All of the aforementioned players could have dropped out of college to turn pro, a path Michigan State's Magic Johnson chose with spectacular results last season.

Their reasons for staying in school may vary, yet none feels compelled to take the money and run. They certainly don't lack competition at the amateur level. The performance the US Olympic team turned in against a changing cast of pros last June is proof of that. Some also would say colleges play a more interesting brand of ball, where strategies vary widely and baskets don't come easy.

And for those seeking national exposure, TV is offering college players more of it than ever before -- and on prime time, too. This season, the Madison Square Garden Communications Network is syndicating a package of eight national telecasts called "Prime Time College Basketball." In recent years, NBC has even aired big games opposite the NBA's traditional Sunday afternoon offerings, confident it would win the ratings battle.

Louisville's early difficulties this season serve as a perfect reminder of how fiercely competitive college basketball is. It outdoes football not only in sheer numbers of teams, but also in balance among them.

In basketball, 264 schools play in the major college division, while in football only 139 are so categorized.
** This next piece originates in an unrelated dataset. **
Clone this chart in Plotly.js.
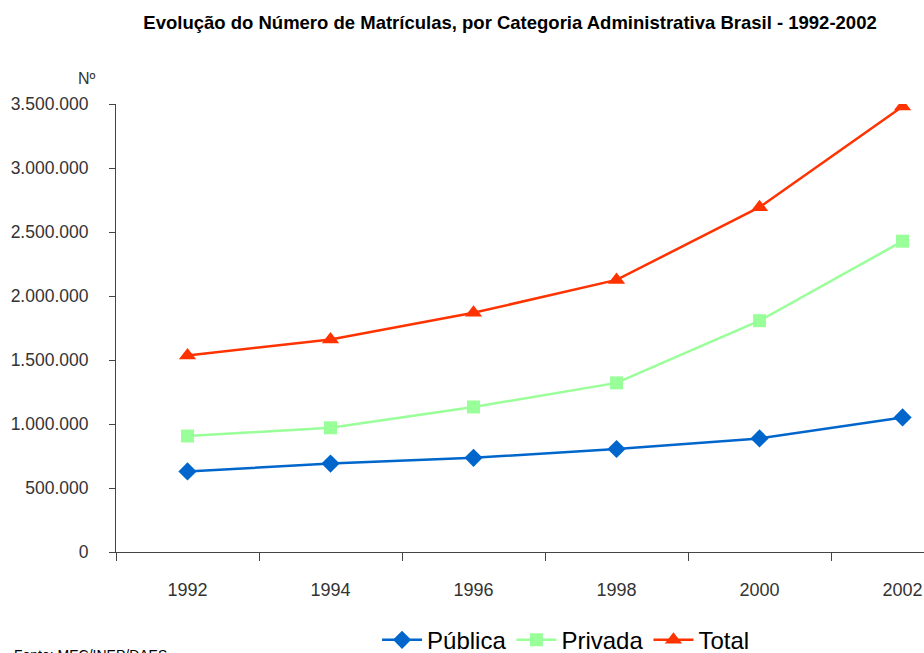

And whereas the same teams generally monopolize the Top 10 in football, new faces continually surface in the NCAA's postseason tournament.

In the past four years, for example, 16 different teams have reached the Final Four, including such Cinderellas as North Carolina-Charlotte and Ivy League champion Pennsylvania.
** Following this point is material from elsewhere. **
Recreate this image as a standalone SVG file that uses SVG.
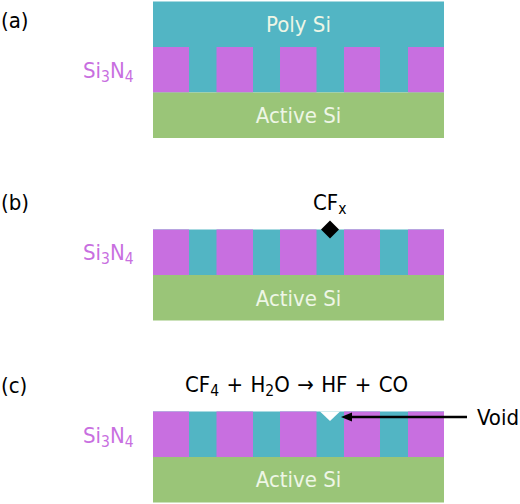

Even during the incredible UCLA dynasty, which ended with Coach John wooden's retirement in 1975, a fresh crop of challengers usually lined up for the consolation prize. Among the runner-ups were Dayton, Jacksonville, Villanova, and Memphis State.

Because a solid team can often be built around one super player or several good ones, basketball represents something of a get-rich-quick sport. Jacksonville is a classic case, coming out of nowhere in the early 1970s, owing to the play of 7 ft. 2 in. Artis Gilmore.

Some schools lacking the budget to undertake an ambitious football program, or any at all, wind up putting all their eggs in one basket -- basketball. This isn't to say they don't have other sports; it just means their hopes for national recognition ride on the basketball team.

Oral Roberts University put itself on the map this way, and our familiarity with many urban Roman Catholic institutions has been heightened by their basketball successes.Marquette, San Francisco, Georgetown, Providence, La Salle, and DePaul come to mind in this regard.

Seemingly, everybody has a chance at basketball glory these days, a fact that assuredly stimulates interest in the sport. What really awakened basketball people to the potential of their sport, however, may have been the 1968 UCLA-Houston game, played before 52,000 spectators in the Astrodome.

This much-ballyhooed confrontation, which pitted Lew Alcindor against Elvin Hayes, possibly began the arena construction boom that followed. During the '70 s, basketball left the field-house era behind as 100 major college teams moved into gleaming new arenas. With games frequently played in spacious and attractive surroundings, the sport has been able to attract larger crowds.

National attendance hit 30 million for the first time two seasons ago, and the NCAA's four-team championship round generally sells out almost a year in advance. To accommodate the ticket demand in future years, the tournament will move into the New Orleans Superdome in 1982 and the Seattle Kingdome in 1984.

This season the championship trail will end in Philadelphia's Spectrum on March 30. The main goal for many teams, therefore, is to secure a conference crown, since 26 conferences winners automatically qualify for the NCAA's 48-team tournament. The remaining berths are filled by a special selection committee.